The Data Lakehouse Revolution

In 2019, the data world flipped upside down.

A new idea emerged — the data lakehouse — combining the openness of data lakes with the performance of data warehouses.

It wasn't just an architecture. It was a revolution.

Data stopped belonging to vendors. It started belonging to you.

For the first time, teams could choose the right tools — based on innovation, cost, and skill fit — not lock-in. Vendors had to compete on merit, not monopoly.

Search Missed the Revolution

But one domain missed the revolution: search.

Observability and security search stacks are still dominated by closed, expensive ecosystems. You're locked into:

  • Proprietary formats that only work with one vendor
  • Server infrastructure that you have to manage and scale
  • Licensing costs that grow with your data
  • Vendor roadmaps that may not align with your needs

IndexTables: Open Search for the Lakehouse Era

IndexTables brings that same open revolution to search — with performance that rivals the biggest proprietary platforms, built entirely on open tech.

Built on Spark

IndexTables runs as a native Spark DataSource V2 — the same interface you use for Delta Lake, Iceberg, and Parquet. No separate cluster. No new infrastructure. Just add the library to your existing Spark environment.

# Write an index
df.write.format("io.indextables.spark.core.IndexTables4SparkTableProvider") \
.option("spark.indextables.indexing.typemap.content", "text") \
.save("s3://bucket/logs")

# Read and query with SQL
logs = spark.read.format("io.indextables.spark.core.IndexTables4SparkTableProvider") \
.load("s3://bucket/logs")
logs.createOrReplaceTempView("logs")

spark.sql("SELECT * FROM logs WHERE content indexquery 'error AND timeout'")

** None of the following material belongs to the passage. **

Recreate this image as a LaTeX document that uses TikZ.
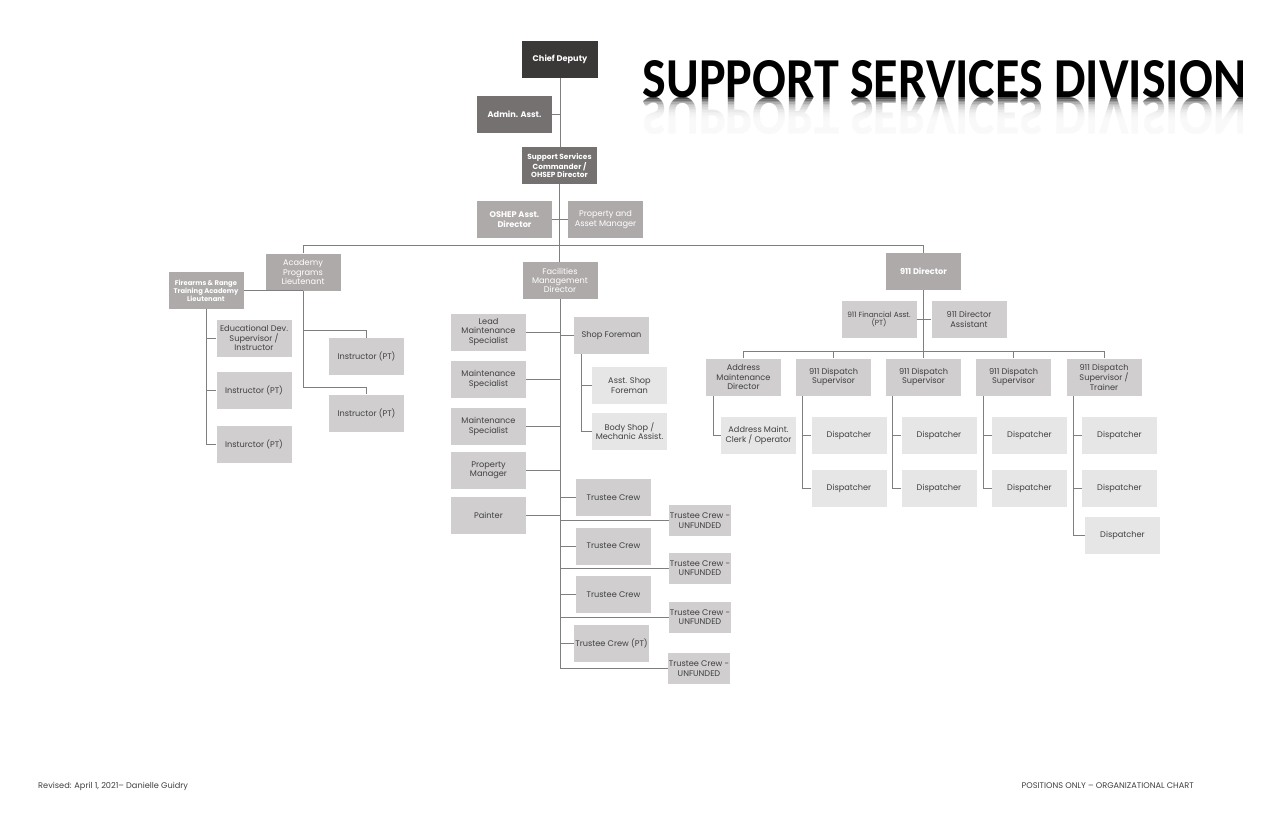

Powered by Tantivy and Quickwit

IndexTables is built on Tantivy and Quickwit — Rust-based search technology that delivers Lucene-class performance with modern, memory-safe code.

Open Format

The QuickwitSplit format is documented and open. Your indexes are stored in standard object storage (S3, Azure Blob). No proprietary lock-in.

Community Driven

IndexTables is open source. You can inspect the code, contribute features, and shape the roadmap.


Who Is This For?

IndexTables is built for security teams and log analytics/observability use cases — but it's useful for anyone who needs very fast interactive query performance over very large data.


The Bottom Line

Traditional SearchIndexTables
Separate cluster to manageRuns in your Spark executors
Proprietary formatOpen QuickwitSplit format
Per-GB licensingFree and open source
Vendor lock-inYour data, your choice

It's your data. Your performance. Your choice.